In Northern Sweden at Stordalen Mire scientists and finding the amount of wetlands to have increased more than 50% at the expense of higher dry land which had been underlain by permafrost. The scientists express concern that methane emissions seem to increase with temperature and could be a positive feedback creating even more atmospheric warming.

The peat tundra in Siberia covers about 1 million square miles, and as it thaws tons of methane could be released into the atmosphere. Since global warming predictions have been based on present gas emission statistics, the acceleration methane threw thawing dramatically throw off the rapidity and scale of those predictions.

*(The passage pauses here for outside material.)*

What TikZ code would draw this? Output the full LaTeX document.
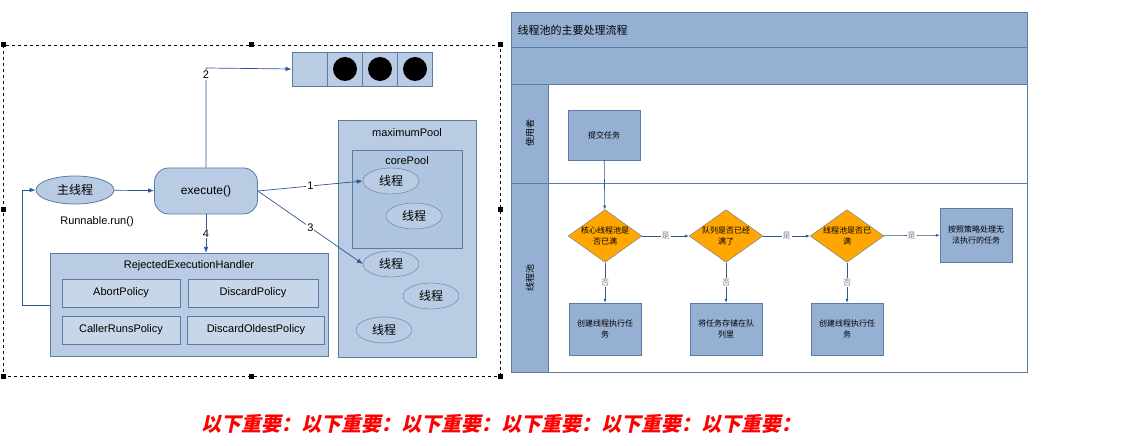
\documentclass[tikz,border=0pt]{standalone}
\usepackage{fontspec}
\setmainfont{Liberation Sans}
\newfontfamily\cjk{Noto Sans CJK SC}
\usetikzlibrary{shapes.geometric,arrows.meta}
\definecolor{bl}{HTML}{B9CCE4}
\definecolor{bd}{HTML}{5A7BA6}
\definecolor{rb}{HTML}{95B0D3}
\definecolor{ln}{HTML}{2F5597}
\begin{document}
\begin{tikzpicture}[x=1pt,y=-1pt,
 box/.style={draw=bd,fill=bl,line width=0.8pt},
 pol/.style={draw=bd,fill=bl!80!white,line width=0.8pt,font=\fontsize{11}{12}\selectfont,inner sep=0},
 thr/.style={ellipse,draw=bd,fill=bl,minimum width=56pt,minimum height=26pt,font=\cjk\fontsize{12}{13}\selectfont,inner sep=0},
 arr/.style={-{Latex[length=6pt]},draw=ln,line width=0.7pt},
 lab/.style={fill=white,inner sep=1pt,font=\fontsize{11}{12}\selectfont},
 rbox/.style={draw=bd,fill=rb,minimum width=72pt,minimum height=52pt,align=center,font=\cjk\fontsize{8}{11}\selectfont,inner sep=2pt},
 dia/.style={diamond,aspect=1.4,draw=bd,fill=orange!70!yellow,minimum width=72pt,minimum height=50pt,align=center,font=\cjk\fontsize{8}{11}\selectfont,inner sep=0},
 rarr/.style={-{Latex[length=4pt]},draw=ln,line width=0.6pt},
 yl/.style={fill=white,inner sep=1pt,font=\cjk\fontsize{8}{9}\selectfont,text=gray},
 hdl/.style={fill=black,minimum size=5pt,inner sep=0}]
\useasboundingbox (0,0) rectangle (1127,446);
% left frame
\draw[dashed,line width=0.6pt] (3,45) rectangle (500,376);
\foreach \p in {(3,45),(251,45),(500,45),(3,210),(500,210),(3,376),(251,376),(500,376)} \node[hdl] at \p {};
% queue
\node[box,minimum width=36pt,minimum height=34pt,inner sep=0] (q0) at (310,69) {};
\foreach \i/\x in {1/345,2/380,3/415}{
 \node[box,minimum width=35pt,minimum height=34pt,inner sep=0] (q\i) at (\x,69) {};
 \fill (\x,69) circle (12pt);}
% main thread
\node[ellipse,draw=bd,fill=bl,line width=0.8pt,minimum width=78pt,minimum height=28pt,font=\cjk\fontsize{12}{13}\selectfont] (main) at (75,190) {主线程};
\node[font=\fontsize{11}{12}\selectfont] (rr) at (97,222) {Runnable.run()};
\node[box,rounded corners=14pt,minimum width=103pt,minimum height=46pt,font=\fontsize{12}{13}\selectfont] (exe) at (206,191) {execute()};
% maximum pool
\draw[box] (338,120) rectangle (476,357);
\node[font=\fontsize{11}{12}\selectfont] (mp) at (407,133) {maximumPool};
\draw[box,fill=bl!90!bd] (352,150) rectangle (462,248);
\node[font=\fontsize{11}{12}\selectfont] (cp) at (407,161) {corePool};
\node[thr] (t1) at (391,181) {线程};
\node[thr] (t2) at (414,216) {线程};
\node[thr] (t3) at (391,264) {线程};
\node[thr] (t4) at (431,296) {线程};
\node[thr] (t5) at (384,330) {线程};
% rejected
\draw[box] (50,253) rectangle (328,356);
\node[font=\fontsize{11}{12}\selectfont] (rj) at (189,266) {RejectedExecutionHandler};
\coordinate (rjt) at (206,253);
\coordinate (rjl) at (50,305);
\node[pol,minimum width=118pt,minimum height=28pt] (a) at (121,293) {AbortPolicy};
\node[pol,minimum width=130pt,minimum height=28pt] (d) at (253,293) {DiscardPolicy};
\node[pol,minimum width=118pt,minimum height=28pt] (c) at (121,330) {CallerRunsPolicy};
\node[pol,minimum width=137pt,minimum height=28pt] (o) at (256,330) {DiscardOldestPolicy};
% arrows
\draw[arr] (main) -- (exe);
\draw[arr] (exe.north) -- (206,68) -- (q0.west);
\node[lab] at (206,75) {2};
\draw[arr] (exe.east) -- node[lab,pos=0.5] {1} (t1.west);
\draw[arr] (exe.east) -- node[lab,pos=0.5] {3} (t3.west);
\draw[arr] (exe.south) -- node[lab] {4} (rjt);
\draw[arr] (rjl) -- (22,305) -- (22,190) -- (main.west);
% right panel
\draw[draw=bd,line width=0.8pt,fill=rb] (511,12) rectangle (1027,84);
\draw[draw=bd,line width=0.8pt] (511,47) -- (1027,47);
\node[anchor=west,font=\cjk\fontsize{11}{12}\selectfont] (ttl) at (514,30) {线程池的主要处理流程};
\draw[draw=bd,line width=0.8pt,fill=white] (511,84) rectangle (1027,372);
\draw[draw=bd,fill=rb] (511,84) rectangle (548,372);
\draw[draw=bd,line width=0.8pt] (511,183) -- (1027,183);
\node[rotate=90,font=\cjk\fontsize{9}{10}\selectfont] (u1) at (530,133) {使用者};
\node[rotate=90,font=\cjk\fontsize{9}{10}\selectfont] (u2) at (530,278) {线程池};
\node[rbox,minimum height=50pt] (s) at (604,135) {提交任务};
\node[dia] (d1) at (605,236) {核心线程池是\\否已满};
\node[dia] (d2) at (726,236) {队列是否已经\\满了};
\node[dia] (d3) at (847,236) {线程池是否已\\满};
\node[rbox,minimum height=54pt] (e) at (976,235) {按照策略处理无\\法执行的任务};
\node[rbox] (b1) at (605,329) {创建线程执行任\\务};
\node[rbox] (b2) at (726,329) {将任务存储在队\\列里};
\node[rbox] (b3) at (847,329) {创建线程执行任\\务};
\draw[rarr] (s) -- (d1);
\draw[rarr] (d1) -- node[yl] {是} (d2);
\draw[rarr] (d2) -- node[yl] {是} (d3);
\draw[rarr] (d3) -- node[yl] {是} (e);
\draw[rarr] (d1) -- node[yl] {否} (b1);
\draw[rarr] (d2) -- node[yl] {否} (b2);
\draw[rarr] (d3) -- node[yl] {否} (b3);
\node[text=red,font=\cjk\bfseries\fontsize{20}{22}\selectfont,xslant=0.2] (imp) at (503,424) {以下重要：以下重要：以下重要：以下重要：以下重要：以下重要：};
\end{tikzpicture}
\end{document}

Sergei Kirpotin -a leading scientists who is studying the global warming effects of peat tundra described the thaw as an "ecological landslide that is probably irreversible and is undoubtedly connected to climatic warming."

How much, and how rapidly, the thawing of the Siberian peat bog affects global warming depends on whether or not it dries out as it thaws. If it dries, then the primary gas will be carbon dioxide. If it does not dry, then tons of methane will be released. Methane is twenty times more potent as a global warming gas than carbon dioxide.

These types of events - thawing tundras, melting ice caps and glaciers, warming ocean waters - are a cascading effect of global warming. They are unpredictable in terms of how much or how fast temperatures will rise. However, they are also unpredictable in terms of slowing or reversing the damage caused. The use of the term "tipping point" reflects this - the point beyond which dramatic change occurs as the cascading effects accelerate.